When the night lights go on in Asia

By Jiaxiong Yao

It is often said that a picture is worth a thousand words. The value of a picture taken from space is a new metric we can use to measure economic growth and activity.

The past decade has seen a dramatic increase in economists’ use of satellite images of the earth at night.  These “night lights”, as they are called, help study a wide variety of topics, ranging from growth and development to poverty and inequality, particularly in places where economic data are scarce and unreliable. Night lights reveal both the remote corners of our world in new detail and how they change over time.

As we show in our chart of the week, based on research, strong economic performance in the past three decades has made Asia much brighter at night.

The value of a picture taken from space is a new metric we can use to measure economic growth and activity.

For example, China and India’s sustained growth has been lighting up the night sky.  Millions of people have been lifted out of poverty beneath the glittering lights. However, the pace of development is not the same everywhere and some places remain in the dark. Notably, North Korea remains shrouded between China’s thriving northeast and booming South Korea.
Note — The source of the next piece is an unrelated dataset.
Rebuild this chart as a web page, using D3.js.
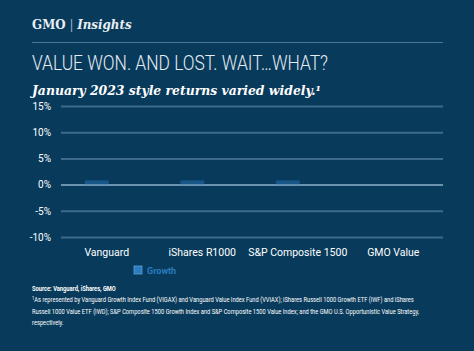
<!DOCTYPE html>
<html>
<head>
<meta charset="utf-8">
<script src="https://cdn.jsdelivr.net/npm/d3@7"></script>
<style>
  html, body { margin: 0; padding: 0; background: #083a5b; }
  svg { display: block; }
</style>
</head>
<body>
<svg id="chart"></svg>
<script>
var categories = ["Vanguard", "iShares R1000", "S&P Composite 1500", "GMO Value"];
var seriesNames = ["Growth", "Value"];
var growth = [0.8, 0.8, 0.8, null];
var value = [null, null, null, null];
var yTicks = [-10, -5, 0, 5, 10, 15];
var notes = [
    "As represented by Vanguard Growth Index Fund (VIGAX) and Vanguard Value Index Fund (VVIAX); iShares Russell 1000 Growth ETF (IWF) and iShares",
    "Russell 1000 Value ETF (IWD); S&P Composite 1500 Growth Index and S&P Composite 1500 Value Index; and the GMO U.S. Opportunistic Value Strategy,",
    "respectively."
];

var width = 474,
    height = 351,
    margin = {"top": 106, "right": 31, "bottom": 114, "left": 61},
    bg = "#083a5b",
    blue = "#2b7dc0";

var svg = d3.select("svg#chart")
    .attr("width", width)
    .attr("height", height);

svg.append("rect")
    .attr("width", width)
    .attr("height", height)
    .attr("fill", bg);

// header
var head = svg.append("text")
    .attr("transform", "translate(32,29) scale(0.88,1)")
    .style("font-family", "'DejaVu Serif', serif")
    .style("font-size", "13.5px")
    .style("fill", "#e8eef3");
head.append("tspan").style("font-weight", "bold").text("GMO");
head.append("tspan").style("fill", "#9fb4c4").text(" | ");
head.append("tspan").style("font-weight", "bold").style("font-style", "italic").text("Insights");

svg.append("line")
    .attr("x1", 32).attr("x2", 443)
    .attr("y1", 42.5).attr("y2", 42.5)
    .attr("stroke", "#4d7693")
    .attr("stroke-width", 1);

svg.append("text")
    .attr("x", 32)
    .attr("y", 70)
    .attr("textLength", 296)
    .attr("lengthAdjust", "spacingAndGlyphs")
    .style("font-family", "Roboto, sans-serif")
    .style("font-weight", 300)
    .style("font-size", "20px")
    .style("fill", "#e6edf3")
    .text("VALUE WON. AND LOST. WAIT\u2026WHAT?");

svg.append("text")
    .attr("x", 32)
    .attr("y", 95)
    .attr("textLength", 289)
    .attr("lengthAdjust", "spacingAndGlyphs")
    .style("font-family", "'DejaVu Serif', serif")
    .style("font-weight", "bold")
    .style("font-style", "italic")
    .style("font-size", "12px")
    .style("fill", "#ffffff")
    .text("January 2023 style returns varied widely.\u00b9");

// chart
var plot_w = width - margin.left - margin.right,
    plot_h = height - margin.top - margin.bottom;

var g = svg.append("g")
    .attr("transform", "translate(" + [margin.left, margin.top] + ")");

var x0 = d3.scaleBand()
    .domain(categories)
    .range([0, plot_w])
    .paddingInner(0.5)
    .paddingOuter(0.25);

var x1 = d3.scaleBand()
    .domain(seriesNames)
    .range([0, x0.bandwidth()]);

var y = d3.scaleLinear()
    .domain([-10, 15])
    .range([plot_h, 0]);

var yAxis = g.append("g")
    .attr("class", "y axis")
    .call(d3.axisLeft(y)
        .tickValues(yTicks)
        .tickSize(-plot_w)
        .tickPadding(10)
        .tickFormat(function(d) { return d + "%"; }));

yAxis.select(".domain").remove();
yAxis.selectAll(".tick line")
    .attr("stroke", function(d) { return d === 0 ? "#6b93ae" : "#3d6b8b"; })
    .attr("stroke-width", 2);
yAxis.selectAll(".tick text")
    .style("font-family", "Roboto, sans-serif")
    .style("font-size", "10px")
    .style("fill", "#ffffff");

var rows = categories.map(function(c, i) {
    return {"category": c, "values": [
        {"series": "Growth", "v": growth[i]},
        {"series": "Value", "v": value[i]}
    ]};
});

var group = g.selectAll("g.cat")
    .data(rows)
    .enter()
    .append("g")
        .attr("class", "cat")
        .attr("transform", function(d) {
            return "translate(" + [x0(d.category), 0] + ")";
        });

group.selectAll("rect")
    .data(function(d) {
        return d.values.filter(function(v) { return v.v !== null; });
    })
    .enter()
    .append("rect")
        .attr("x", function(d) { return x1(d.series); })
        .attr("width", x1.bandwidth())
        .attr("y", function(d) { return y(Math.max(0, d.v)); })
        .attr("height", function(d) { return Math.abs(y(d.v) - y(0)); })
        .attr("fill", blue)
        .attr("fill-opacity", 0.45);

var xAxis = g.append("g")
    .attr("class", "x axis")
    .attr("transform", "translate(" + [-2, plot_h] + ")")
    .call(d3.axisBottom(x0).tickSize(0).tickPadding(12));

xAxis.select(".domain").remove();
xAxis.selectAll(".tick text")
    .style("font-family", "Roboto, sans-serif")
    .style("font-size", "10.5px")
    .style("fill", "#ffffff");

// legend
var legend = svg.append("g")
    .attr("transform", "translate(" + [134, 266] + ")");

legend.append("rect")
    .attr("width", 8)
    .attr("height", 8)
    .attr("fill", blue)
    .attr("stroke", "#5aa0d8")
    .attr("stroke-width", 0.8);

legend.append("text")
    .attr("x", 13)
    .attr("y", 7.5)
    .style("font-family", "Roboto, sans-serif")
    .style("font-weight", "bold")
    .style("font-size", "9px")
    .style("fill", blue)
    .text(seriesNames[0]);

// footer, condensed by a horizontal scale
svg.append("text")
    .attr("transform", "translate(32,291) scale(0.82,1)")
    .style("font-family", "Roboto, sans-serif")
    .style("font-weight", "bold")
    .style("font-size", "7px")
    .style("fill", "#ffffff")
    .text("Source: Vanguard, iShares, GMO");

svg.selectAll("text.note")
    .data(notes)
    .enter()
    .append("text")
        .attr("class", "note")
        .attr("transform", function(d, i) {
            return "translate(" + [32, 302 + i * 11.5] + ") scale(0.82,1)";
        })
        .style("font-family", "Roboto, sans-serif")
        .style("font-size", "7px")
        .style("fill", "#ffffff")
        .each(function(d, i) {
            var t = d3.select(this);
            if (i === 0) {
                t.append("tspan").attr("dy", -2).style("font-size", "5px").text("1");
                t.append("tspan").attr("dy", 2).text(d);
            } else {
                t.text(d);
            }
        });
</script>
</body>
</html>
The data on night lights is useful because it is posted online frequently and it is highly correlated with economic activity. Night lights make it possible to track changes in, for example, conflict-ridden economies over time, gauge economic shifts at subnational levels, and even re-estimate GDP of economies with a large informal sector.

They are particularly useful for illuminating our understanding of low- and middle-income countries where official data are often incomplete. For example, comparison of night lights before and after the impact of wars or natural disasters often reveal their devastating and unequal impact within countries, which is not often reflected in aggregate data such as national accounts. A recent example of this is Mozambique before and after the cyclone Idai this year.

As fleeting as they are, night lights are the footprints countries leave in space. The vast amount of data embedded in night lights has already yielded great insights into our economic activity and behavior. And all this marks only the beginning of the era of big data. There are countless other satellite imagery data economists are tapping into, and indeed we are entering a new age of discovery, this time from space.